In a couple of calls to Frank DeClercq, vice president of Local 145, San Diego’s firefighter union, told me of his worries about the Fire Department’s fleet of reserve vehicles.

Not only does the department not have enough vehicles, he said, but many of the vehicles it has “should have been in a boneyard long ago.”

Many of the city’s reserve rigs are simply unsuitable for the needs of a modern fire department, DeClercq said. Some of the rigs are more than 20 years old, and some of the engines with a reasonable lifespan of 60,000 miles now have more than 200,000 miles on the odometer. Some of the engine’s odometers are broken, DeClercq said, so you can’t even tell how many miles they’ve driven.

DeClercq also had serious doubts that the department has been able to properly equip its reserve engines. Remember, the new rigs the department just received will be used to replace older engines that are on the frontlines.

When I was writing my review of the department’s fire-preparedness last month, here’s what I concluded about the equipping of reserve apparatus. I’ve included some input from San Diego’s last fire chief, Jeff Bowman:

Many of the new rigs have been fitted by stripping the engines they replaced. That means the older rigs are put into reserve with poorer communications equipment and lack basic safety features like ember separators and emergency lighting.

A couple of the city’s reserve engines also have open cabs, a design now widely considered to be dangerous in fighting wildfires. Firefighters using open-cab rigs in 2003 suffered eye, respiratory and burn injuries.

Bowman said the proper equipping of the reserve vehicles was one of the most important lessons the department should have learned from the Cedar Fire. Providing new communications equipment for the back-up rigs is absolutely crucial, he said, and it still hasn’t happened.

“If [a Cedar Fire-type event] happened today, could people communicate?” Bowman said. “They’re not even doing the basics — that’s as basic as it gets.”

I asked fire Chief Tracy Jarman about the equipment issue and whether the older vehicles should have been retired.

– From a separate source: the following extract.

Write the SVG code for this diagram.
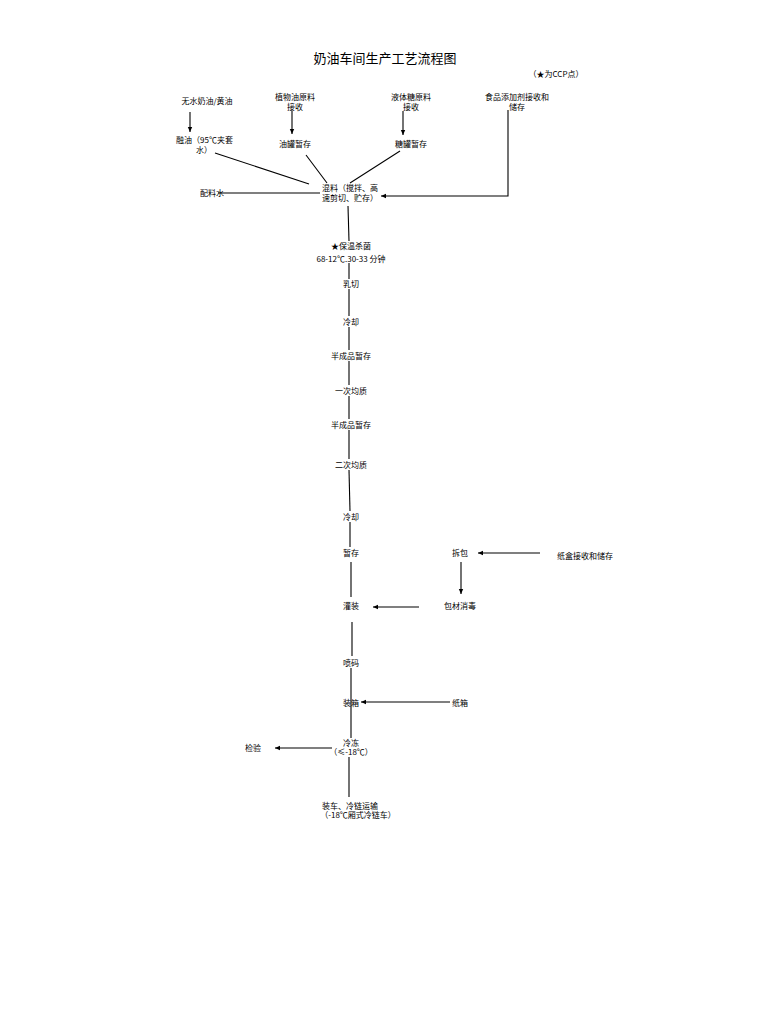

She said the department had ordered lots of new equipment for the eight new engines it just received. However, she said some of the equipment that will go on the new engines will have to be taken from older vehicles.

As for the age and the quality of the apparatus the department has in reserve, Jarman said as new engines are brought in, the very oldest engines can be retired.

That means, Jarman said, that the few engines that are more than 20 years old should be phased out when the department gets its next delivery of engines in November.

And Fire Department spokesman Maurice Luque pointed out that when you have newer engines on the frontlines, vehicles from the frontline fleet are less likely to spend time out of service for repairs. That means the actual number of reserve rigs available for duty is likely to be higher each day.

In a perfect world, Jarman said, it would be nice to have lots of brand-new rigs with brand-new equipment, but she said the mayor’s stepped up to the plate and helped her department make a “step in the right direction.”